Over 46m Nigerians still use open defecation – UNICEF


Regis Amauche/Enugu

United Nations children’s Fund (UNICEF) Chief of Field Office, Enugu, Ibrahim Conteh, says that 46m Nigerians still defecate in the open.

Conteh stated this on the occasion of a one-day media dialogue organised by UNICEF in collaboration with Broadcasting Corporation of Abia State on commemoration of World Toilet Day held at Enugu over the weekend.

He said that states with the highest rates of open defecation include Kwara, Plateau, and Ebonyi. Conteh represented by Maureen Zubi Okoro also noted that the lowest rates are Abia, Zamfara, and Akwa Ibom states.

He explained that, “there has been some progress on ending open defecation, with 71 out of Nigeria’s 774 local government areas now declared “open defecation”.

“The states with the highest number of open defecation-free local council areas are Katsina (21), Jigawa (18) and Benue nine. “Nigeria is making some progress in improving access to water, sanitation and hygiene services to its population, with 75 per cent of Nigerians having access to basic drinking water services- up from 70 per cent in 2019”.

Conteh explained  thus, “It is clear that more needs to be done to ensure that all Nigerians have access to safe toilets and that we shift closer to ensuring open defecation across the country”.
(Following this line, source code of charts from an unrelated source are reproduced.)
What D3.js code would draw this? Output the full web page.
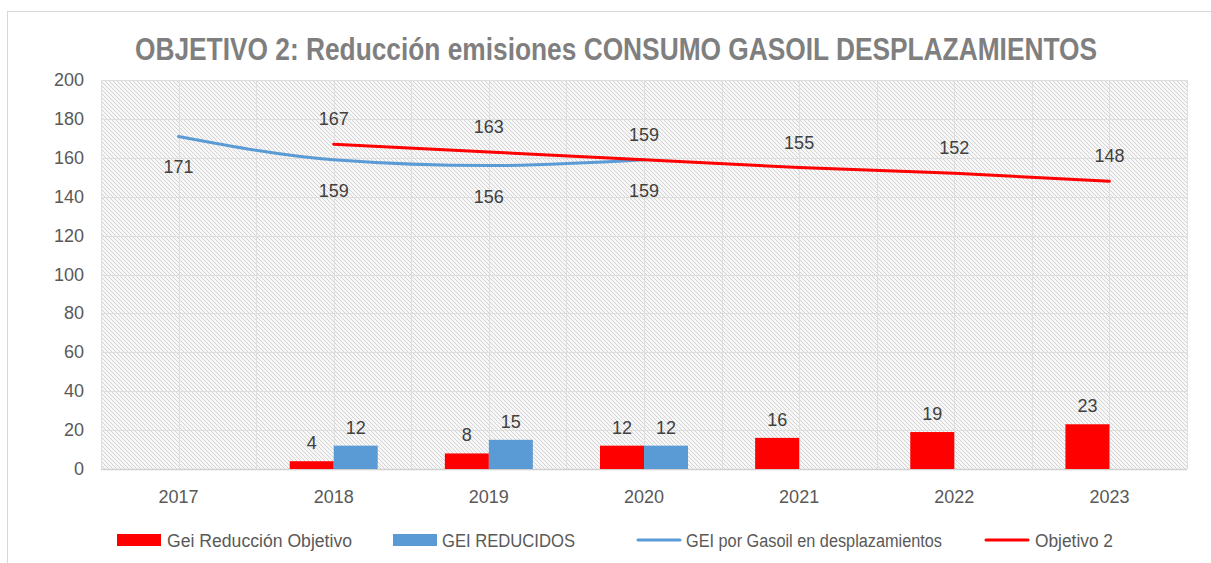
<!DOCTYPE html>
<html><head><meta charset="utf-8">
<script src="https://cdn.jsdelivr.net/npm/d3@7"></script>
<style>body{margin:0;background:#fff;} svg{display:block;}</style>
</head><body>
<script>
const years = ["2017","2018","2019","2020","2021","2022","2023"];
const redBars = [null,4,8,12,16,19,23];
const blueBars = [null,12,15,12,null,null,null];
const gasoilLine = [171,159,156,159,null,null,null];
const objetivoLine = [null,167,163,159,155,152,148];
const yTicks = [0,20,40,60,80,100,120,140,160,180,200];
const seriesNames = ["Gei Reducción Objetivo","GEI REDUCIDOS","GEI por Gasoil en desplazamientos","Objetivo 2"];
const title = "OBJETIVO 2: Reducción emisiones CONSUMO GASOIL DESPLAZAMIENTOS";

const W=1211,H=563;
const FONT = "'Liberation Sans Narrow','Arial Narrow','Liberation Sans',Arial,sans-serif";
const svg=d3.select("body").append("svg").attr("width",W).attr("height",H);
const defs=svg.append("defs");
const pat=defs.append("pattern").attr("id","hatch").attr("patternUnits","userSpaceOnUse")
  .attr("width",4).attr("height",4);
pat.append("rect").attr("width",4).attr("height",4).attr("fill","#f7f7f7");
pat.append("path").attr("d","M-1,-1 L5,5 M-1,3 L1,5 M3,-1 L5,1").attr("stroke","#d3d3d3").attr("stroke-width",1);

// chart border
svg.append("rect").attr("x",7.5).attr("y",11.5).attr("width",1220).attr("height",570)
  .attr("fill","#fff").attr("stroke","#d9d9d9");

const L=101,R=1187,T=80,B=469;
const x=d3.scaleBand().domain(years).range([L,R]).padding(0);
const y=d3.scaleLinear().domain([0,200]).range([B,T]);
const bw=44;

svg.append("rect").attr("x",L).attr("y",T).attr("width",R-L).attr("height",B-T).attr("fill","url(#hatch)");

// grid
const g=svg.append("g");
g.selectAll("line.h").data(yTicks).join("line").attr("x1",L).attr("x2",R)
  .attr("y1",d=>Math.round(y(d))+0.5).attr("y2",d=>Math.round(y(d))+0.5).attr("stroke","#dedede");
const vx=[];
years.forEach(d=>{vx.push(x(d));vx.push(x(d)+x.bandwidth()/2);});vx.push(R);
g.selectAll("line.v").data(vx).join("line").attr("y1",T).attr("y2",B)
  .attr("x1",d=>Math.round(d)+0.5).attr("x2",d=>Math.round(d)+0.5).attr("stroke","#dedede");
svg.append("line").attr("x1",L).attr("x2",R).attr("y1",B+0.5).attr("y2",B+0.5).attr("stroke","#d0d0d0").attr("stroke-width",1.5);

// y axis labels
svg.selectAll("text.yt").data(yTicks).join("text").attr("x",84).attr("y",d=>y(d)+6)
  .attr("text-anchor","end").attr("font-family",FONT).attr("font-size",18).attr("fill","#595959").text(d=>d);
// x labels
svg.selectAll("text.xt").data(years).join("text").attr("x",d=>x(d)+x.bandwidth()/2).attr("y",503)
  .attr("text-anchor","middle").attr("font-family",FONT).attr("font-size",18).attr("fill","#595959").text(d=>d);

// bars
const cx=d=>x(d)+x.bandwidth()/2;
const rb=years.map((d,i)=>({d,v:redBars[i]})).filter(o=>o.v!=null);
const bb=years.map((d,i)=>({d,v:blueBars[i]})).filter(o=>o.v!=null);
svg.selectAll("rect.r").data(rb).join("rect").attr("x",o=>cx(o.d)-bw).attr("width",bw)
  .attr("y",o=>y(o.v)).attr("height",o=>B-y(o.v)).attr("fill","#ff0000");
svg.selectAll("rect.b").data(bb).join("rect").attr("x",o=>cx(o.d)).attr("width",bw)
  .attr("y",o=>y(o.v)).attr("height",o=>B-y(o.v)).attr("fill","#5b9bd5");
const lab={"font-family":FONT,"font-size":18,"fill":"#404040","text-anchor":"middle"};
function applyLab(s){Object.entries(lab).forEach(([k,v])=>s.attr(k,v));return s;}
applyLab(svg.selectAll("text.rl").data(rb).join("text").attr("x",o=>cx(o.d)-bw/2).attr("y",o=>y(o.v)-12).text(o=>o.v));
applyLab(svg.selectAll("text.bl").data(bb).join("text").attr("x",o=>cx(o.d)+bw/2).attr("y",o=>y(o.v)-12).text(o=>o.v));

// lines
const gl=years.map((d,i)=>({d,v:gasoilLine[i]})).filter(o=>o.v!=null);
const ol=years.map((d,i)=>({d,v:objetivoLine[i]})).filter(o=>o.v!=null);
svg.append("path").datum(gl).attr("d",d3.line().x(o=>cx(o.d)).y(o=>y(o.v)).curve(d3.curveMonotoneX)).attr("fill","none")
  .attr("stroke","#5b9bd5").attr("stroke-width",3).attr("stroke-linecap","round");
svg.append("path").datum(ol).attr("d",d3.line().x(o=>cx(o.d)).y(o=>y(o.v))).attr("fill","none")
  .attr("stroke","#ff0000").attr("stroke-width",3).attr("stroke-linecap","round");
applyLab(svg.selectAll("text.gl").data(gl).join("text").attr("x",o=>cx(o.d)).attr("y",o=>y(o.v)+37).text(o=>o.v));
applyLab(svg.selectAll("text.ol").data(ol).join("text").attr("x",o=>cx(o.d)).attr("y",o=>y(o.v)-19).text(o=>o.v));

// title
svg.append("text").attr("x",616).attr("y",60).attr("text-anchor","middle").attr("font-family",FONT)
  .attr("font-weight","bold").attr("font-size",32).attr("fill","#7f7f7f")
  .attr("textLength",962).attr("lengthAdjust","spacingAndGlyphs").text(title);

// legend
const leg=[{x:117,t:"rect",c:"#ff0000",tx:167,w:185},{x:393,t:"rect",c:"#5b9bd5",tx:442,w:133},
  {x:637,t:"line",c:"#5b9bd5",tx:686,w:256},{x:985,t:"line",c:"#ff0000",tx:1035,w:78}];
leg.forEach((l,i)=>{
  if(l.t==="rect") svg.append("rect").attr("x",l.x).attr("y",534).attr("width",44).attr("height",12).attr("fill",l.c);
  else svg.append("line").attr("x1",l.x+1).attr("x2",l.x+43).attr("y1",540).attr("y2",540).attr("stroke",l.c).attr("stroke-width",3).attr("stroke-linecap","round");
  svg.append("text").attr("x",l.tx).attr("y",547).attr("font-family",FONT).attr("font-size",18).attr("fill","#595959")
    .attr("textLength",l.w).attr("lengthAdjust","spacingAndGlyphs").text(seriesNames[i]);
});
</script>
</body></html>
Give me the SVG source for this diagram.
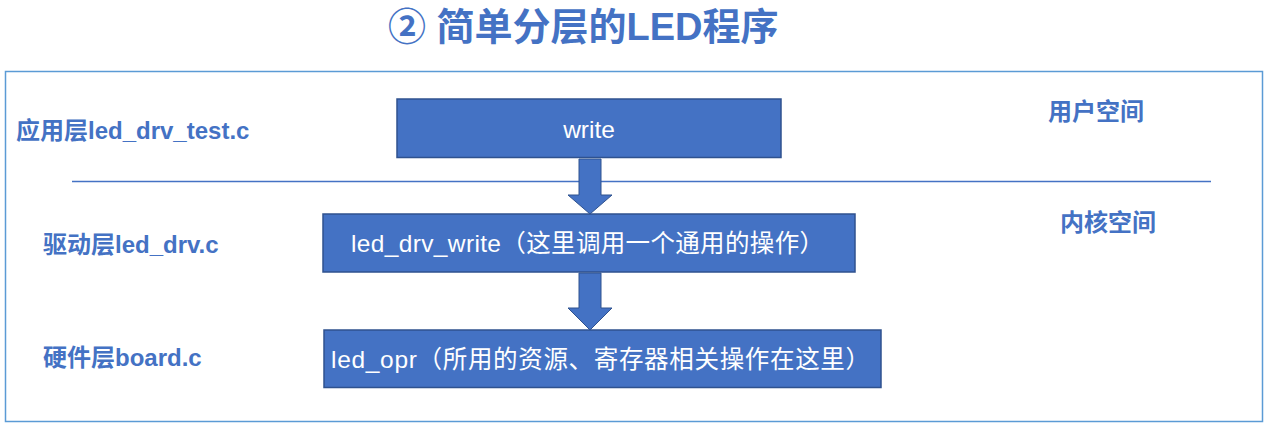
<svg xmlns="http://www.w3.org/2000/svg" width="1269" height="428" viewBox="0 0 1269 428">
<style>
.lbl{font-family:"Liberation Sans","Noto Sans CJK SC",sans-serif;font-weight:bold;fill:#4472C4;font-size:24px}
.box{fill:#4472C4;stroke:#2F528F;stroke-width:1.5}
.bt{font-family:"Liberation Sans","Noto Sans CJK SC",sans-serif;fill:#FFFFFF;font-size:24.5px}
.arr{fill:#4472C4;stroke:#2F528F;stroke-width:1}
</style>
<rect width="1269" height="428" fill="#FFFFFF"/>
<text id="title" x="388" y="40" class="lbl" style="font-size:38px">② 简单分层的LED程序</text>
<rect id="frame" x="5.5" y="71.5" width="1257" height="350" fill="none" stroke="#5B9BD5" stroke-width="1.5"/>
<line id="divider" x1="72" y1="181.5" x2="1211" y2="181.5" stroke="#4472C4" stroke-width="1.5"/>
<g id="label-app"><text x="16" y="139" class="lbl">应用层led_drv_test.c</text></g>
<g id="label-drv"><text x="43" y="253" class="lbl">驱动层led_drv.c</text></g>
<g id="label-board"><text x="43" y="366" class="lbl">硬件层board.c</text></g>
<g id="label-user"><text x="1048" y="120" class="lbl">用户空间</text></g>
<g id="label-kernel"><text x="1060" y="231" class="lbl">内核空间</text></g>
<g id="node-write">
<rect x="397" y="99" width="384" height="58.5" class="box"/>
<text x="589" y="138" class="bt" text-anchor="middle">write</text>
</g>
<g id="node-led-drv-write">
<rect x="323" y="214" width="532" height="58" class="box"/>
<text x="351" y="252" class="bt" textLength="473" lengthAdjust="spacing">led_drv_write（这里调用一个通用的操作）</text>
</g>
<g id="node-led-opr">
<rect x="324" y="330" width="557" height="57.5" class="box"/>
<text x="331" y="368" class="bt" textLength="539" lengthAdjust="spacing">led_opr（所用的资源、寄存器相关操作在这里）</text>
</g>
<g id="connectors">
<path class="arr" d="M579,159 H601 V195 H612 L590,214 L568,195 H579 Z"/>
<path class="arr" d="M579,273 H601 V308 H612 L590,330 L568,308 H579 Z"/>
</g>
</svg>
 Ijeoma Onuoha-Ogwe, Communication Officer, UNICEF, Enugu, while introducing objectives of the meeting said it was to engage and equip journalists from the Enugu Field Office with recent data on water sanitation and hygiene with reference to toilets and sanitation.

She further noted that it was also to have journalists develop action plans on stories that will motivate governments, communities/families to value toilets.

In a goodwill message, Anthony Onyia, Special Adviser on Water Resources to Enugu State Governor said that the state government had done much to provide decent toilets and safe water to residents.  Onyia commended UNICEF for its efforts to ensure that the state became open-defecation-free.  

Another resource person, Sam-Adejoh Okedi, who spoke on valuing toilets and tackling the global sanitation menace, said that the situation has gone into crisis as only 74 out of 774 local governments in Nigeria are open dedication-free.

He however called for market-based sanitation approach where private sector would be involved instead of programme-based approach.